**Available data:**
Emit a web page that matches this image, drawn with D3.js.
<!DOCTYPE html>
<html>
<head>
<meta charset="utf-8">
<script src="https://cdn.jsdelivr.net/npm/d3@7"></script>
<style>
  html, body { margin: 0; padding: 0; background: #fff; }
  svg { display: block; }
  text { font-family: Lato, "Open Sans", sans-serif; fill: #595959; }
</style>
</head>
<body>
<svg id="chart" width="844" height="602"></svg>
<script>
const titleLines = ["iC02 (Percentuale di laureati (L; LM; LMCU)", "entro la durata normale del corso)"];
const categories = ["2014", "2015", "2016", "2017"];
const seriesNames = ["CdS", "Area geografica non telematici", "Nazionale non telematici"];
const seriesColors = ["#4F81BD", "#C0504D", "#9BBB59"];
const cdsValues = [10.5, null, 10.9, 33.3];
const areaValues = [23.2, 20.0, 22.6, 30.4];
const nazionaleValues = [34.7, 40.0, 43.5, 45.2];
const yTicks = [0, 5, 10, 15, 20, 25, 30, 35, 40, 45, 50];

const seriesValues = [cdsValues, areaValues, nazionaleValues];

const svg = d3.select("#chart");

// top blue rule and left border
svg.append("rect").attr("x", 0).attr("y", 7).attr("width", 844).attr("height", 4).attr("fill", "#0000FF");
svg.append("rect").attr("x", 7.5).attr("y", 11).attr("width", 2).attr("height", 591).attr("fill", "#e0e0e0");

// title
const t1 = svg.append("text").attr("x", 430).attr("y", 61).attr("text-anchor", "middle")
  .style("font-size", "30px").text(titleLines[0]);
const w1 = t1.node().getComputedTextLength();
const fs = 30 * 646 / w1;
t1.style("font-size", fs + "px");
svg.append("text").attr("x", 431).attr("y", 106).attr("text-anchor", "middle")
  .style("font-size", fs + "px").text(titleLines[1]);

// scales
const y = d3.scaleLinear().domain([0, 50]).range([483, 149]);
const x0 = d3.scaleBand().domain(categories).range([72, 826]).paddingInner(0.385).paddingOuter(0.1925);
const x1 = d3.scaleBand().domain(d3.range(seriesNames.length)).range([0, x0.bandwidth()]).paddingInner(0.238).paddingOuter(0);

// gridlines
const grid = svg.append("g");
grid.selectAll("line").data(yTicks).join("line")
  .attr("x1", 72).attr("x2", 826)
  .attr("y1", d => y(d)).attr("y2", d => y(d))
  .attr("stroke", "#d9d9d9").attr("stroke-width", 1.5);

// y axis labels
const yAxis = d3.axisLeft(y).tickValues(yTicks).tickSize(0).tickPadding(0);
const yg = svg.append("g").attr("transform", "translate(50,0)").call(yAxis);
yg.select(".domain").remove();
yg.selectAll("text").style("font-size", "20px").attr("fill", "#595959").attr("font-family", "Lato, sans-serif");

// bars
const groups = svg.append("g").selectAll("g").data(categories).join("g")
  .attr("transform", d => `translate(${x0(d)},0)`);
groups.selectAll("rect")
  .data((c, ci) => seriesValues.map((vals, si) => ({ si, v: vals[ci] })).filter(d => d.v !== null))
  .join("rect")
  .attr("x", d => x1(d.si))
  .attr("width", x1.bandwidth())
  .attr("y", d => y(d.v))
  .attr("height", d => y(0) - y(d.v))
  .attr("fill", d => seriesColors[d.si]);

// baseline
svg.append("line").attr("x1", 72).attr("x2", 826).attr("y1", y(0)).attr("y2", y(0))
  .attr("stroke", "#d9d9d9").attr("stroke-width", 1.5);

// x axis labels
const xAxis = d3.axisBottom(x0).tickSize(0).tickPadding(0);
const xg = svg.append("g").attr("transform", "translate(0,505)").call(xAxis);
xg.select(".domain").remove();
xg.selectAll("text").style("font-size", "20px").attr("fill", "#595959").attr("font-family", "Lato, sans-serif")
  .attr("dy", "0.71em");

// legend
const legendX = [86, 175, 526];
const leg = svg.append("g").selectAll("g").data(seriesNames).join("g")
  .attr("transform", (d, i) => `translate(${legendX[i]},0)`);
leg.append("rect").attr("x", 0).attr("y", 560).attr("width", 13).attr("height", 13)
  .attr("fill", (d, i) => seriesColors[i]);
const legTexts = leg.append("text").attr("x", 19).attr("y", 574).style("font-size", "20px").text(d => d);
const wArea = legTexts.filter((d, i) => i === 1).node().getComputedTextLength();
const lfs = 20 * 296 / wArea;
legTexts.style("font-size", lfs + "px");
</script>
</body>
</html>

--

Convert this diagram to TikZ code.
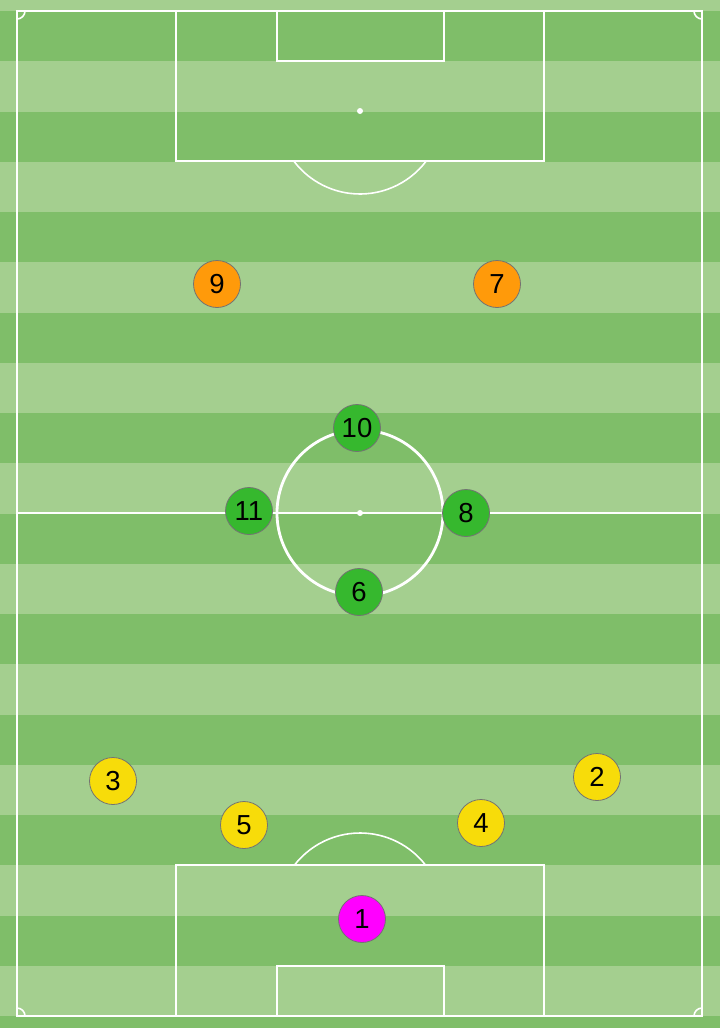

==

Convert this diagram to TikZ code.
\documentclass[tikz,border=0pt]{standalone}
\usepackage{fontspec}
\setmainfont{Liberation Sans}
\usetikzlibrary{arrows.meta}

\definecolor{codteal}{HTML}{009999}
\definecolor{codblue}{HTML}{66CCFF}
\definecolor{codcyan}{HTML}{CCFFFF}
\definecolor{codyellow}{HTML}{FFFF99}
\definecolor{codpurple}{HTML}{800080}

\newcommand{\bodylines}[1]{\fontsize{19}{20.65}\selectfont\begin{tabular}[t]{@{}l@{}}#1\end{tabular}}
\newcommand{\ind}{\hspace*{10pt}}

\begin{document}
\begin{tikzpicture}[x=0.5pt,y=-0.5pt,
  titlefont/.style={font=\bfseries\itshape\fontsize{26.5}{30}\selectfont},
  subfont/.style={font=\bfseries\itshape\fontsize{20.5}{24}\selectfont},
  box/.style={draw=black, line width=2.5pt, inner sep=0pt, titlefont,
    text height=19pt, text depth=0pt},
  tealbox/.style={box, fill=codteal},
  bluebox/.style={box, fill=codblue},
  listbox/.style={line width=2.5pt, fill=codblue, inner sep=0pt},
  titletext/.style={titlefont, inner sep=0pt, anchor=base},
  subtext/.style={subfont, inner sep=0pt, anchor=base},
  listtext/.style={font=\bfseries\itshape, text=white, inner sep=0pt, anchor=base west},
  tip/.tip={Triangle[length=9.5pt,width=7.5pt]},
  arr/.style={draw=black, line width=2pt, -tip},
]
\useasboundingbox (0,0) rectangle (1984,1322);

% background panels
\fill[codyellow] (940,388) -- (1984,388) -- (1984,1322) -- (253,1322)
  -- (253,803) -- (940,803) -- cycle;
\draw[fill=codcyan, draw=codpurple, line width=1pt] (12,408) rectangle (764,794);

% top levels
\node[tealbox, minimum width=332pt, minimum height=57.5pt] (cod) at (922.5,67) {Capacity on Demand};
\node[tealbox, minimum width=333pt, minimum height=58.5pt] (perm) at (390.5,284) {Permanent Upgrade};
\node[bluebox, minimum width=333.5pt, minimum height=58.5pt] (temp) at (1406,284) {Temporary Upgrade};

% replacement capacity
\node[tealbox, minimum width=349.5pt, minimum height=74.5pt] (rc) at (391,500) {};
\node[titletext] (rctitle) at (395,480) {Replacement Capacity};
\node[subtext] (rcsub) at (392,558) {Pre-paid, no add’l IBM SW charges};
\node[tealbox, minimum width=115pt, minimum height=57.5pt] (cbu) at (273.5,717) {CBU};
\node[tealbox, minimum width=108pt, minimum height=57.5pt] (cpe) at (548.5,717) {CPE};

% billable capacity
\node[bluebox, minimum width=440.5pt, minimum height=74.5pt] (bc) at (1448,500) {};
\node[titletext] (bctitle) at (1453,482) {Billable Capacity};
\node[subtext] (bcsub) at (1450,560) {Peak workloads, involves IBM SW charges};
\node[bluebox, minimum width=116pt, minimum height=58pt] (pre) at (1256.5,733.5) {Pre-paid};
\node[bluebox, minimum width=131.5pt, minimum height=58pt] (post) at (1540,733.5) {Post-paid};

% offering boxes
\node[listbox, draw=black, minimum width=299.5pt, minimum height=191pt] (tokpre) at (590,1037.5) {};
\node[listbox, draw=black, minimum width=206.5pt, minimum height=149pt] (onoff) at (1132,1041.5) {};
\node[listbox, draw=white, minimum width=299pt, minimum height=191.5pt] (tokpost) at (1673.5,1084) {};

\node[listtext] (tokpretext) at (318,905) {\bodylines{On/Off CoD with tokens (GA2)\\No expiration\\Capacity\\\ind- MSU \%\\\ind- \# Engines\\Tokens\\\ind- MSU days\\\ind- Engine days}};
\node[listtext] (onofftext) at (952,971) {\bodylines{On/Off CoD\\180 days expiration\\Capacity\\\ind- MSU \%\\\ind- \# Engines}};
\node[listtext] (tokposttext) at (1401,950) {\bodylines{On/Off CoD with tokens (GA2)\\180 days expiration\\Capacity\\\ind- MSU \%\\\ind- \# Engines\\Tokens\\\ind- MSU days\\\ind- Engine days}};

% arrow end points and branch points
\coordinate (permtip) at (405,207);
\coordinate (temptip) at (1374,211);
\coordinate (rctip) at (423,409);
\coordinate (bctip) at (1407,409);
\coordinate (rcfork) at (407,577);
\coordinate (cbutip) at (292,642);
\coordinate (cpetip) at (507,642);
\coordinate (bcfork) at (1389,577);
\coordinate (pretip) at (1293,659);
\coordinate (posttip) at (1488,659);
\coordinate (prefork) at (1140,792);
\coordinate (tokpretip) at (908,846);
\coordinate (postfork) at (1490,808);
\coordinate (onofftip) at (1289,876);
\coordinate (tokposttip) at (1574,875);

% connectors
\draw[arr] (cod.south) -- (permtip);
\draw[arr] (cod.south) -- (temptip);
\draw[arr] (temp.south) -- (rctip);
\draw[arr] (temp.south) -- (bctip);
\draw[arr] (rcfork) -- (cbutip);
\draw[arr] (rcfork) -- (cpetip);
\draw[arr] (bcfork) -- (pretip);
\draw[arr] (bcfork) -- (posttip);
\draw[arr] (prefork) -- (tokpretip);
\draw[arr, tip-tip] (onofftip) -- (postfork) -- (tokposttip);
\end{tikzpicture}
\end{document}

**What you are asked to do:** How many lines in the records above hold the word "with"? Give only the number.

**In response:** 3